A Bipolar Junction Transistor (BJT) is a foundational semiconductor device composed of three layers of doped silicon, forming two junctions. This three-terminal structure enables the device to function as an electronic switch or a signal amplifier. The terminals are the emitter, the base, and the collector, each controlling the flow of electrical current. The base acts as the control mechanism, and the emitter injects charge carriers. The collector handles the resulting output and manages the power requirements associated with the circuit load.
The collector’s primary electrical function is to serve as the destination for the charge carriers that traverse the transistor. In an NPN transistor, the collector gathers the electrons injected by the emitter and modulated by the base. These electrons constitute the collector current ($I_C$), which is the main current flow and the amplified output. The magnitude of $I_C$ is directly proportional to the small current introduced at the base terminal. This relationship defines the current gain ($\beta$), illustrating the transistor’s ability to amplify a signal. The collector thus acts as the device’s output terminal, channeling the controlled current to the circuit.
Primary Role in Current Flow
The collection of majority charge carriers injected from the emitter is the mechanism by which the BJT produces an amplified output current. In an NPN transistor, electrons injected from the emitter travel across the thin base region toward the collector. The electric field established by the collector’s bias voltage efficiently sweeps these carriers out of the base region and into the collector body.
The movement of carriers creates the collector current ($I_C$), which is the amplified version of the small base current ($I_B$). Since $I_C$ is the largest current flowing through the device, the collector terminal manages the power delivered to the connected load. The collector’s ability to efficiently gather and conduct charge carriers is responsible for the transistor’s function as an amplifier or a current-controlled switch.
Structural Differences and Doping
The collector region is purposefully engineered with distinct physical characteristics compared to the base and emitter regions to manage the device’s power handling and voltage requirements. Structurally, the collector region is made significantly larger than the emitter region. This increased physical volume is necessary because the collector handles the highest current flow and must dissipate the resulting thermal energy effectively to prevent device failure.
The collector is the most lightly doped of the three regions. This light doping is a deliberate design choice intended to increase the collector-base junction’s maximum breakdown voltage. A lower concentration of impurity atoms results in a wider depletion region at the collector-base junction when reverse-biased. This wider region allows the junction to withstand a much higher voltage potential before electrical breakdown occurs.
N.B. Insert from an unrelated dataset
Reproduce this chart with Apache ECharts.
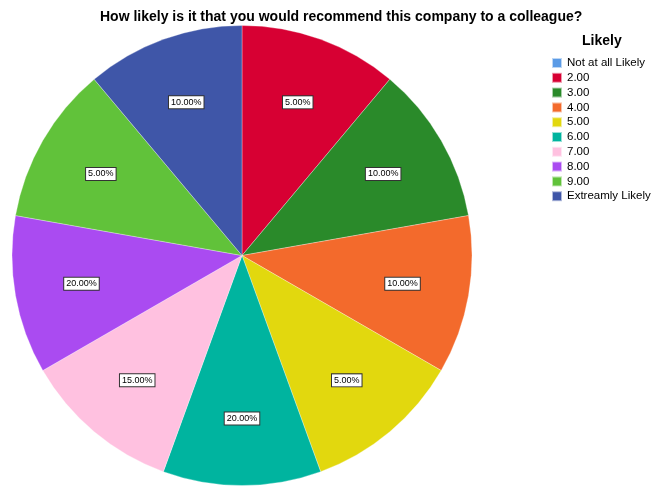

The asymmetry in both size and doping concentration fundamentally distinguishes the collector from the emitter, making the BJT a non-symmetrical device. The light doping of the collector, coupled with its large physical size, ensures the device can sustain the high reverse bias necessary for amplification while efficiently dissipating heat. This structural design enables the BJT to operate reliably in high-power and high-voltage applications.
Collector Biasing and Operating Modes
The voltage applied to the collector terminal, specifically the collector-emitter voltage ($V_{CE}$), dictates the BJT’s operational mode. For signal amplification, the transistor must be in the active mode, requiring the collector-base junction to be reverse-biased. For an NPN transistor, the collector voltage ($V_C$) must be maintained at a higher potential than the base voltage ($V_B$). This reverse bias establishes the electric field that sweeps injected carriers from the base into the collector region, enabling efficient current control and amplification.
Moving the collector voltage relative to the base and emitter allows the transistor to switch between its other primary operating states. When the collector-emitter voltage is driven very low, typically near zero volts, the transistor enters the saturation mode, behaving like a closed switch. In this mode, the collector is no longer effectively reverse-biased, collecting the maximum possible current limited by external circuit resistance. Conversely, if the base current is reduced to zero, the transistor enters the cutoff mode, acting as an open switch with minimal current flow.
Proper biasing is therefore paramount for the collector to fulfill its role of efficiently collecting carriers and managing the output power. The collector’s light doping allows it to withstand the high reverse bias voltages required in the active and cutoff modes without suffering immediate breakdown. By controlling the $V_{CE}$ parameter, engineers can utilize the physical and electrical properties of the collector to achieve precise amplification or rapid switching in various electronic systems.